Seguirono quindi libri come Sull'oceano (1889) sulle condizione dei
poverissimi emigranti italiani e poi Il romanzo di un maestro (1890, da
cui è stato tratto nel 1959 lo sceneggiato televisivo omonimo), Amore e
ginnastica (1892, da cui è stato tratto il film omonimo), La maestrina
degli operai (1895) e La carrozza di tutti (1899), ritratto della città
di Torino vista da un tram. Inoltre scrisse per Il grido del popolo di
Torino numerosi articoli di ispirazione socialista che furono poi
raccolti nel libro Questione sociale (1894).
Ultimi anni
Gli ultimi anni furono rattristati sia dalla morte della madre, a cui
era molto legato, sia dai continui screzi con la moglie Teresa Boassi;
sposati dal 1875, a causa forse di tradimenti di lui, si scatenavano
spesso tra i due delle furiose litigate, che provocarono altresì, nel
1898, il suicidio del figlio maggiore ventiduenne Furio, disperato a
causa della situazione familiare divenuta ormai infernale. L'altro
figlio Ugo, invece, si ritirò alla solitudine delle passeggiate in
montagna. Tutto ciò portò quindi De Amicis ad allontanarsi nuovamente
da Torino e tornare a viaggiare.
Nel 1903, in occasione della sua elezione a socio dell'Accademia della
Crusca, soggiornò brevemente nella sua amata città della giovinezza,
Firenze. Nel 1906 poi, si recò in Sicilia, a trovare il suo collega, ex
commilitone e scrittore Mario Rapisardi, immaginando l'incontro come
quello di:
«due vecchi soldati coperti di cicatrici, dopo una lunga guerra
combattuta sotto la stessa bandiera.»
(Edmondo De Amicis)
Il Ministro Vittorio Emanuele Orlando lo chiamò (insieme a Fogazzaro) a
far parte del Consiglio Superiore dell’Istruzione.
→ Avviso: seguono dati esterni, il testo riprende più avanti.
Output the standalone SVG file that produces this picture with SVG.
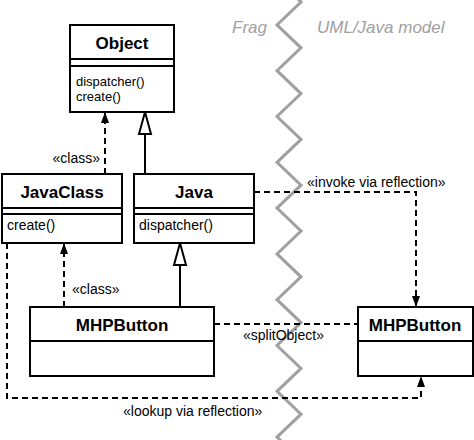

Le ultime sue opere furono L'idioma gentile (1905), quindi Ricordi d'un
viaggio in Sicilia e Nuovi ritratti letterari e artistici (questi
ultimi due poco prima di morire).
«(Catania) A Edmondo De Amicis che in questa casa alloggiò nel 5
novembre del 1906, al cittadino, allo scrittore, al maestro la cui
opera fu tutta un'armonia di bontà di bellezza di amore, gli studenti
delle scuole elementari pongono questo ricordo come segno del monumento
perenne che gli consacra il cuore del popolo da lui confortato con la
parola, con gli scritti, con l'esempio alle fulgide ascensioni
dell'Ideale.»
( Epigrafe di Mario Rapisardi)
Dopo la Sicilia De Amicis tornò nella sua natìa Liguria, dove ivi morì
improvvisamente per un'emorragia cerebrale, nel 1908, a Bordighera, in
una camera dell'hotel della Regina, albergo scelto dallo scrittore
perché vi abitò pochi anni prima il grande scrittore George MacDonald,
che proprio lì fondò il centro culturale letterario casa Coraggio;
l'edificio è nell'attuale via Vittorio Veneto, 34, [6] dove due targhe
commemorative li ricordano entrambi. Come sue ultime volontà, il corpo
di De Amicis fu però immediatamente traslato e tumulato presso la
tomba di famiglia, nel Cimitero monumentale di Torino.